Lyon berusaha menghentikan tawanya. "Maaf. Hanya saja, itu tidak masalah."
"Apa maksudmu?"
"Itu hanya sebuah robot. Lucy Heartfillia yang asli masih hidup," jawabnya kemudian.
Laxus mengernyit. "Robot katamu? Apa yang sebenarnya terjadi?"
Lyon mengambil nafas panjang sebelum mengatakan, "Empat tahun lalu, ia meminta izin untuk menjalani proses krionika. Aku tidak tahu apa tujuannya tapi sorot matanya menunjukkan kesungguhan yang belum pernah aku lihat.

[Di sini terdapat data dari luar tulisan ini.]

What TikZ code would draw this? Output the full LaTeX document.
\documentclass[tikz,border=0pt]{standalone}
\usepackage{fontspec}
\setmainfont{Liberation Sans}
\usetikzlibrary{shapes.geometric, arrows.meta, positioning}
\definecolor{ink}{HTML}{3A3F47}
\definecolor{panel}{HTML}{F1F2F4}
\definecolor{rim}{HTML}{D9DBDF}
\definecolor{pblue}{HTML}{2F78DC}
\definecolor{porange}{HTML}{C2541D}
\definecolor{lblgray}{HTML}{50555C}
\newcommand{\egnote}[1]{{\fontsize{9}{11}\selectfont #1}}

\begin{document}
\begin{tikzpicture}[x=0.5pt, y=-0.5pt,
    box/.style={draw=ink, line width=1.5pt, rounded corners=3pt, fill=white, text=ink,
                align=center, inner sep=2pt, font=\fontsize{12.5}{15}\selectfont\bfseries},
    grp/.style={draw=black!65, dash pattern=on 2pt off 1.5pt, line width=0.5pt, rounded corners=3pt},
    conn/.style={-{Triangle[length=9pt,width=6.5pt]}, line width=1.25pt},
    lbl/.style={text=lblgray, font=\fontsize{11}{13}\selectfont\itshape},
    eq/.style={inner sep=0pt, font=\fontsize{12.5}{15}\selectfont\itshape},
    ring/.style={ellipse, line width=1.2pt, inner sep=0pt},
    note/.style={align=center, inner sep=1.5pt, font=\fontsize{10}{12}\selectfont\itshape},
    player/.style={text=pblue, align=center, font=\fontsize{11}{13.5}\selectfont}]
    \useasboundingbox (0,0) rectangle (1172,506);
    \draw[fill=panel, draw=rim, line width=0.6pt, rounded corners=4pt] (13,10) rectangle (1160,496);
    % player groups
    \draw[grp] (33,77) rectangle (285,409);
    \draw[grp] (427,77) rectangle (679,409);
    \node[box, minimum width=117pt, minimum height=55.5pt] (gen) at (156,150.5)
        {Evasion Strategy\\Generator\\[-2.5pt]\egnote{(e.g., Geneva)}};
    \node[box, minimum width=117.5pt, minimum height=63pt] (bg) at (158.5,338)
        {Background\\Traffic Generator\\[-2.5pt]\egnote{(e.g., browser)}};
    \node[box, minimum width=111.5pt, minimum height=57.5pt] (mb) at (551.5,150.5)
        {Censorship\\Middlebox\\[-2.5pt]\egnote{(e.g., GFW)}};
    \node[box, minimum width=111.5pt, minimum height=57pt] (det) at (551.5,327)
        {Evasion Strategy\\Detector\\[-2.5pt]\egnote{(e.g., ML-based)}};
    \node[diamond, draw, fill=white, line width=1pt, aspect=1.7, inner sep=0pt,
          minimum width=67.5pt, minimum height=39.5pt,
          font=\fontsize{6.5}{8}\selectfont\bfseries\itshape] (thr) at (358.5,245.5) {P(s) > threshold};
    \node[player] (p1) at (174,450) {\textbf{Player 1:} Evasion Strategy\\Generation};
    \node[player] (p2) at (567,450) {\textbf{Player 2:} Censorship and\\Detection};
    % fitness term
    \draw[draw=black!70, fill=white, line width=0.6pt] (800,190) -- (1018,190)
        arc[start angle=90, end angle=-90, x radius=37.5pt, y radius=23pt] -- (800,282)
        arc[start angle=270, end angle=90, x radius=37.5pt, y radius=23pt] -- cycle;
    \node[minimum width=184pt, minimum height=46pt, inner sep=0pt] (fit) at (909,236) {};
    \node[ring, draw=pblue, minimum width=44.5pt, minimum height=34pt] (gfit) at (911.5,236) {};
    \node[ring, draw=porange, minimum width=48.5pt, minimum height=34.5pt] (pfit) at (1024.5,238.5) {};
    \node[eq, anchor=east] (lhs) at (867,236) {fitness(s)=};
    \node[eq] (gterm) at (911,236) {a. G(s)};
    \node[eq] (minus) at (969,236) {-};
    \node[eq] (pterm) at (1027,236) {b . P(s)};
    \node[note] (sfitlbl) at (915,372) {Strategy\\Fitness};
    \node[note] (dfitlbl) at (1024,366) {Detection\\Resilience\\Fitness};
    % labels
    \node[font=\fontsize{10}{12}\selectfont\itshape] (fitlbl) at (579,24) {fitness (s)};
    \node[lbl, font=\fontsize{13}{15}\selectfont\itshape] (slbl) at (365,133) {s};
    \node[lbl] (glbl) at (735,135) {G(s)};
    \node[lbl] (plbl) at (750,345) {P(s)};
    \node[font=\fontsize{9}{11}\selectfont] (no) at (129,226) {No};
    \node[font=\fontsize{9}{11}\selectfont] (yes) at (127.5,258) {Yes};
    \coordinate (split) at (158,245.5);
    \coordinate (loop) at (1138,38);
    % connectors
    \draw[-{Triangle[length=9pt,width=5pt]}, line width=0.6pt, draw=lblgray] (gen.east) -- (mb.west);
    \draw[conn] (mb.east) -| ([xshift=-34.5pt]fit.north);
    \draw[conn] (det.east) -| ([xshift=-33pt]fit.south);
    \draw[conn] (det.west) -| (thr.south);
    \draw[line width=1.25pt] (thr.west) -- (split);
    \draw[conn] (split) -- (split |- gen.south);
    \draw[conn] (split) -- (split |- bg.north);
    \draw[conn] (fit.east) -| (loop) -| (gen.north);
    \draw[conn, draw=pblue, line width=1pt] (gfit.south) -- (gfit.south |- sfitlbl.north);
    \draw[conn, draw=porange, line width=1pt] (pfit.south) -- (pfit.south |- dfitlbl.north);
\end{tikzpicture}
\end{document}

Meskipun biayanya mahal, tapi dia tetap membayar dengan uang hasilnya bekerja di sini selama dua tahun. Dia meminta agar membangkitkannya lagi pada tanggal 24 Desember 2024."
"Lalu robot itu?"
"Kami bekerja sama dengan Amerika dan membuat sebuah robot yang sangat mirip dengan manusia. Organ-organ dalam sampai otaknya adalah hasil buatan, namun itu sudah cukup sempurna. Otak buatan yang ditanamkan dalam robot itu telah dimasukkan ingatan-ingatan Lucy. Dan meskipun dia robot, tapi dia bisa merasakan sebuah perasaan seperti manusia umumya. Hebat, bukan?" Lyon tersenyum penuh kebanggaan.

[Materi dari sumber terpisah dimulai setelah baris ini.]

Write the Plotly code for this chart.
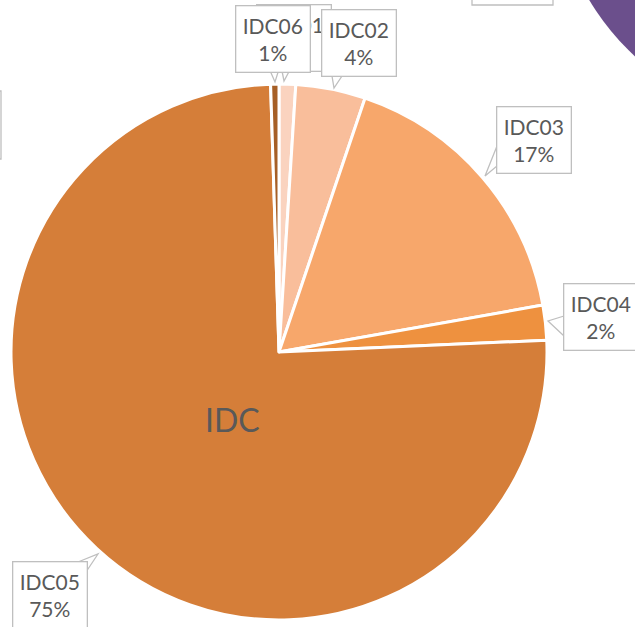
import plotly.graph_objects as go

# slices, clockwise from 12 o'clock
labels = ["IDC01", "IDC02", "IDC03", "IDC04", "IDC05", "IDC06"]
values = [1.0, 4.2, 17.0, 2.1, 75.2, 0.5]
pcts = ["1%", "4%", "17%", "2%", "75%", "1%"]
colors = ["#FAD3BF", "#F9BE9B", "#F7A76B", "#EE913F", "#D57E39", "#A65F26"]

W, H = 635, 627
GREY = "#BFBFBF"
TXT = "#595959"
FONT = "Lato"

fig = go.Figure()

# pie: centre (279, 352), radius 268 px
cx, cy, r = 279, 352, 268
fig.add_trace(go.Pie(
    labels=labels,
    values=values,
    sort=False,
    direction="clockwise",
    rotation=0,
    marker=dict(colors=colors, line=dict(color="white", width=3)),
    textinfo="none",
    hoverinfo="label+percent",
    showlegend=False,
    domain=dict(x=[(cx - r) / W, (cx + r) / W], y=[1 - (cy + r) / H, 1 - (cy - r) / H]),
))

# invisible pixel-space axes for labels / callouts
fig.update_xaxes(range=[0, W], visible=False, fixedrange=True)
fig.update_yaxes(range=[H, 0], visible=False, fixedrange=True)

# callout boxes: (centre x, centre y), tail (base1, base2, tip)
boxes = {
    "IDC01": ((293.5, 38), [(281, 66), (292, 66), (284, 81)]),
    "IDC06": ((272.5, 38.5), [(268, 66), (280, 66), (275, 82)]),
    "IDC02": ((358.5, 43), [(331, 70), (346, 70), (334, 88)]),
    "IDC03": ((533.5, 139.5), [(497, 146), (497, 166), (485, 176)]),
    "IDC04": ((600.5, 316.5), [(564, 316), (564, 336), (548, 321)]),
    "IDC05": ((49.5, 594.5), [(78, 562), (86, 572), (98, 554)]),
}

shapes = [
    # bits of neighbouring objects cut by the crop
    dict(type="circle", xref="x", yref="y", x0=812 - 260, x1=812 + 260, y0=-134 - 260, y1=-134 + 260,
         fillcolor="#6B4F8C", line=dict(width=0), layer="below"),
    dict(type="rect", xref="x", yref="y", x0=472, x1=553, y0=-50, y1=5,
         line=dict(color=GREY, width=1.3), fillcolor="white"),
    dict(type="rect", xref="x", yref="y", x0=-100, x1=1, y0=91, y1=159,
         line=dict(color=GREY, width=1.3), fillcolor="white"),
]

annotations = []
for name in ["IDC01", "IDC06", "IDC02", "IDC03", "IDC04", "IDC05"]:
    (bx, by), tail = boxes[name]
    (x1, y1), (x2, y2), (x3, y3) = tail
    shapes.append(dict(type="path", xref="x", yref="y",
                       path=f"M{x1},{y1} L{x3},{y3} L{x2},{y2} Z",
                       fillcolor="white", line=dict(color=GREY, width=1.3), layer="above"))
    i = labels.index(name)
    annotations.append(dict(
        x=bx, y=by, xref="x", yref="y", xanchor="center", yanchor="middle",
        text=f"{name}<br>{pcts[i]}", showarrow=False,
        font=dict(family=FONT, size=21, color=TXT),
        bgcolor="white", bordercolor=GREY, borderwidth=1.3, borderpad=0,
        width=73, height=65,
    ))

annotations.append(dict(x=232, y=419, xref="x", yref="y", text="IDC", showarrow=False,
                        font=dict(family=FONT, size=32, color=TXT)))

fig.update_layout(
    width=W, height=H,
    margin=dict(l=0, r=0, t=0, b=0),
    paper_bgcolor="white", plot_bgcolor="rgba(0,0,0,0)",
    shapes=shapes, annotations=annotations,
)

fig.write_html("out.html", config={"displayModeBar": False},
               post_script="document.body.style.margin='0';")
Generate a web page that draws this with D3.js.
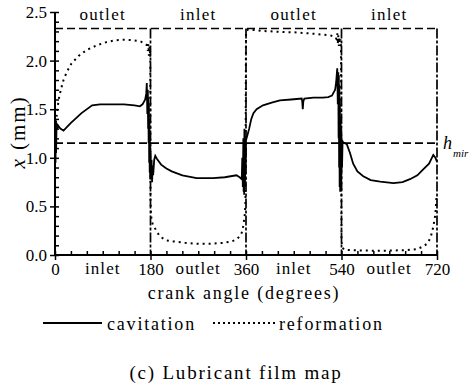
<!DOCTYPE html>
<html>
<head>
<meta charset="utf-8">
<script src="https://cdn.jsdelivr.net/npm/d3@7"></script>
<style>
  body { margin: 0; background: #fff; }
</style>
</head>
<body>
<script>
const width = 474;
const height = 387;
const serif = '"Liberation Serif"';

// crank angle (deg) and film extent x (mm)
const cavAngle = [0, 0.5, 1, 1.5, 2, 3, 4, 6, 10, 16, 30, 50, 70, 85, 100, 130, 150, 160, 165, 170, 172, 173, 174, 175, 175.5, 176, 176.5, 177, 177.5, 178, 178.5, 179, 179.5, 180, 181, 182, 183, 184, 185, 187, 189, 192, 200, 210, 220, 240, 267, 298, 320, 342, 348, 352, 353, 354, 355, 355.5, 356, 356.5, 357, 358, 359, 359.5, 360, 362, 366, 370, 374, 380, 392, 410, 424, 445, 465, 466, 467, 468, 470, 487, 505, 515, 522, 528, 530, 532, 533, 534, 534.5, 535, 535.5, 536, 536.5, 537, 537.5, 538, 538.5, 539, 539.5, 540, 541, 542, 543, 550, 556, 562, 570, 581, 595, 613, 638, 655, 669, 683, 694, 705, 713, 717, 720];
const cavValue = [0.87, 1.40, 0.95, 1.38, 1.05, 1.36, 1.30, 1.33, 1.30, 1.28, 1.36, 1.46, 1.54, 1.55, 1.55, 1.55, 1.54, 1.53, 1.55, 1.60, 1.66, 1.77, 1.45, 1.70, 1.30, 1.62, 1.15, 1.55, 0.95, 1.40, 0.85, 1.20, 0.78, 1.05, 0.80, 0.98, 0.75, 0.92, 0.82, 0.98, 1.02, 0.99, 0.93, 0.89, 0.86, 0.82, 0.79, 0.79, 0.80, 0.82, 0.80, 0.78, 1.00, 0.70, 1.20, 0.65, 1.10, 0.62, 1.30, 0.70, 1.15, 0.90, 1.18, 1.22, 1.30, 1.40, 1.46, 1.50, 1.54, 1.57, 1.59, 1.60, 1.61, 1.58, 1.50, 1.58, 1.61, 1.62, 1.62, 1.625, 1.64, 1.70, 1.78, 1.92, 1.55, 1.88, 1.20, 1.85, 0.90, 1.75, 0.70, 1.60, 0.65, 1.40, 0.70, 1.30, 0.66, 1.20, 0.90, 1.17, 1.16, 1.14, 1.05, 0.94, 0.86, 0.81, 0.77, 0.755, 0.74, 0.75, 0.78, 0.82, 0.88, 0.94, 1.03, 1.00, 0.96];

const refAngle = [0, 2, 4, 6, 8, 12, 16, 22, 31, 45, 60, 80, 97, 115, 129, 145, 160, 168, 173, 175, 176, 177, 178, 179, 179.5, 180, 181, 182, 185, 188, 193, 198, 210, 223, 245, 267, 290, 317, 333, 342, 348, 352, 355, 358, 359, 360, 364, 393, 425, 455, 490, 519, 525, 530, 532, 533, 534, 535, 536, 537, 538, 539, 540, 541, 545, 557, 590, 625, 660, 682, 695, 702, 708, 713, 717, 719];
const refValue = [1.30, 1.38, 1.47, 1.56, 1.63, 1.72, 1.80, 1.88, 1.97, 2.05, 2.11, 2.16, 2.19, 2.21, 2.215, 2.21, 2.20, 2.18, 2.16, 2.10, 2.17, 2.05, 2.15, 2.08, 2.10, 0.55, 0.42, 0.36, 0.30, 0.28, 0.23, 0.19, 0.15, 0.14, 0.125, 0.115, 0.115, 0.125, 0.14, 0.16, 0.19, 0.23, 0.30, 0.43, 0.55, 2.30, 2.32, 2.305, 2.295, 2.29, 2.275, 2.26, 2.25, 2.225, 2.28, 2.17, 2.26, 2.15, 2.24, 2.18, 2.22, 2.15, 0.15, 0.08, 0.055, 0.05, 0.045, 0.045, 0.05, 0.06, 0.09, 0.12, 0.18, 0.29, 0.42, 0.60];

const xMajor = [0, 180, 360, 540, 720];
const yMajor = [0, 0.5, 1.0, 1.5, 2.0, 2.5];
const regionMid = [90, 270, 450, 630];
const topLabels = ["outlet", "inlet", "outlet", "inlet"];
const axisLabels = ["inlet", "outlet", "inlet", "outlet"];
const dividers = [180, 360, 540, 720];
const upperLevel = 2.33;
const hmirLevel = 1.15;

const svg = d3.select("body").append("svg")
    .attr("width", width)
    .attr("height", height);

const x = d3.scaleLinear([0, 720], [55, 437]);
const y = d3.scaleLinear([0, 2.5], [255, 12]);

// reference lines
svg.selectAll("line.level")
    .data([upperLevel, hmirLevel])
    .join("line")
    .attr("class", "level")
    .attr("x1", x(0)).attr("x2", x(720))
    .attr("y1", d => y(d)).attr("y2", d => y(d))
    .style("stroke", "#000")
    .style("stroke-width", 1.7)
    .style("stroke-dasharray", "8,4");

svg.selectAll("line.divider")
    .data(dividers)
    .join("line")
    .attr("class", "divider")
    .attr("x1", d => x(d)).attr("x2", d => x(d))
    .attr("y1", y(upperLevel)).attr("y2", y(0))
    .style("stroke", "#000")
    .style("stroke-width", 1.7)
    .style("stroke-dasharray", "10,2,3,2");

// series
const line = d3.line().x(d => x(d[0])).y(d => y(d[1]));

svg.append("path")
    .datum(d3.zip(cavAngle, cavValue))
    .attr("d", line)
    .style("fill", "none")
    .style("stroke", "#000")
    .style("stroke-width", 1.8);

svg.append("path")
    .datum(d3.zip(refAngle, refValue))
    .attr("d", line)
    .style("fill", "none")
    .style("stroke", "#000")
    .style("stroke-width", 2)
    .style("stroke-dasharray", "2,4");

// axes
svg.append("g").attr("transform", `translate(0,${y(0)})`)
    .call(d3.axisBottom(x).tickValues(xMajor).tickSize(5).tickPadding(3).tickFormat(d3.format("d")));
svg.append("g").attr("transform", `translate(0,${y(0)})`)
    .call(d3.axisTop(x).tickValues(d3.range(0, 721, 30)).tickSize(4).tickFormat(""));

svg.append("g").attr("transform", `translate(${x(0)},0)`)
    .call(d3.axisLeft(y).tickValues(yMajor).tickSize(5).tickPadding(3).tickFormat(d3.format(".1f")));
svg.append("g").attr("transform", `translate(${x(0)},0)`)
    .call(d3.axisRight(y).tickValues(d3.range(0, 26).map(i => i / 10)).tickSize(4).tickFormat(""));

svg.selectAll(".domain").remove();
svg.append("line").attr("x1", x(0)).attr("x2", x(720)).attr("y1", y(0)).attr("y2", y(0))
    .style("stroke", "#000").style("stroke-width", 2);
svg.append("line").attr("x1", x(0)).attr("x2", x(0)).attr("y1", y(0)).attr("y2", y(2.5))
    .style("stroke", "#000").style("stroke-width", 2);

svg.selectAll(".tick line").style("stroke", "#000").style("stroke-width", 1.5);
svg.selectAll(".tick text").style("font-size", "17px").style("fill", "#000");

// region labels
svg.selectAll("text.top")
    .data(topLabels)
    .join("text")
    .attr("class", "top")
    .attr("x", (d, i) => x(regionMid[i]))
    .attr("y", 20)
    .attr("text-anchor", "middle")
    .style("font-size", "17px")
    .style("letter-spacing", "1.3px")
    .text(d => d);

svg.selectAll("text.bottom")
    .data(axisLabels)
    .join("text")
    .attr("class", "bottom")
    .attr("x", (d, i) => x(regionMid[i]))
    .attr("y", 274)
    .attr("text-anchor", "middle")
    .style("font-size", "17px")
    .style("letter-spacing", "1.1px")
    .text(d => d);

// h_mir label
const hm = svg.append("text")
    .attr("x", 443)
    .attr("y", y(hmirLevel) + 6)
    .style("font-style", "italic")
    .style("font-size", "18px");
hm.append("tspan").text("h");
hm.append("tspan").attr("dy", 8).attr("dx", 1).style("font-size", "11px").text("mir");

// axis titles
svg.append("text")
    .attr("x", 244)
    .attr("y", 299)
    .attr("text-anchor", "middle")
    .style("font-size", "18px")
    .style("letter-spacing", "1.8px")
    .text("crank angle (degrees)");

const yt = svg.append("text")
    .attr("transform", "translate(25,132) rotate(-90)")
    .attr("text-anchor", "middle")
    .style("font-size", "21px")
    .style("letter-spacing", "2px");
yt.append("tspan").style("font-style", "italic").text("x");
yt.append("tspan").text(" (mm)");

// legend
svg.append("line").attr("x1", 43).attr("x2", 102).attr("y1", 323).attr("y2", 323)
    .style("stroke", "#000").style("stroke-width", 1.8);
svg.append("text").attr("x", 107).attr("y", 330)
    .style("font-size", "18px").style("letter-spacing", "1.8px").text("cavitation");
svg.append("line").attr("x1", 213).attr("x2", 277).attr("y1", 323).attr("y2", 323)
    .style("stroke", "#000").style("stroke-width", 2).style("stroke-dasharray", "2,3");
svg.append("text").attr("x", 279).attr("y", 330)
    .style("font-size", "18px").style("letter-spacing", "1.8px").text("reformation");

// caption
svg.append("text")
    .attr("x", 236)
    .attr("y", 379)
    .attr("text-anchor", "middle")
    .style("font-size", "19px")
    .style("letter-spacing", "1.8px")
    .text("(c) Lubricant film map");

svg.selectAll("text").style("font-family", serif).style("fill", "#000");
</script>
</body>
</html>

Laxus hanya menggelengkan kepalanya. Ia tidak menyangka bahwa ternyata Lucy mempunyai hal-hal rumit seperti ini. Mulai dari masa lalunya bersama Erza, kemudian kejadiaan saat ia melihat Erza bunuh diri, lalu ketika ia berjuang mati-matian menghidupkan Erza meskipun pada akhirnya dia mati dibunuh oleh Erza, dan sekarang ternyata itu bukanlah Lucy yang sebenarnya, itu hanya robot. Saat ini Lucy masih menjalani proses krionika yang ia minta pada Lyon dengan tujuan yang masih menjadi misteri. Laxus tidak tahu akan serumit apa lagi, kisah hidup seorang Lucy. Ini seperti puzzle.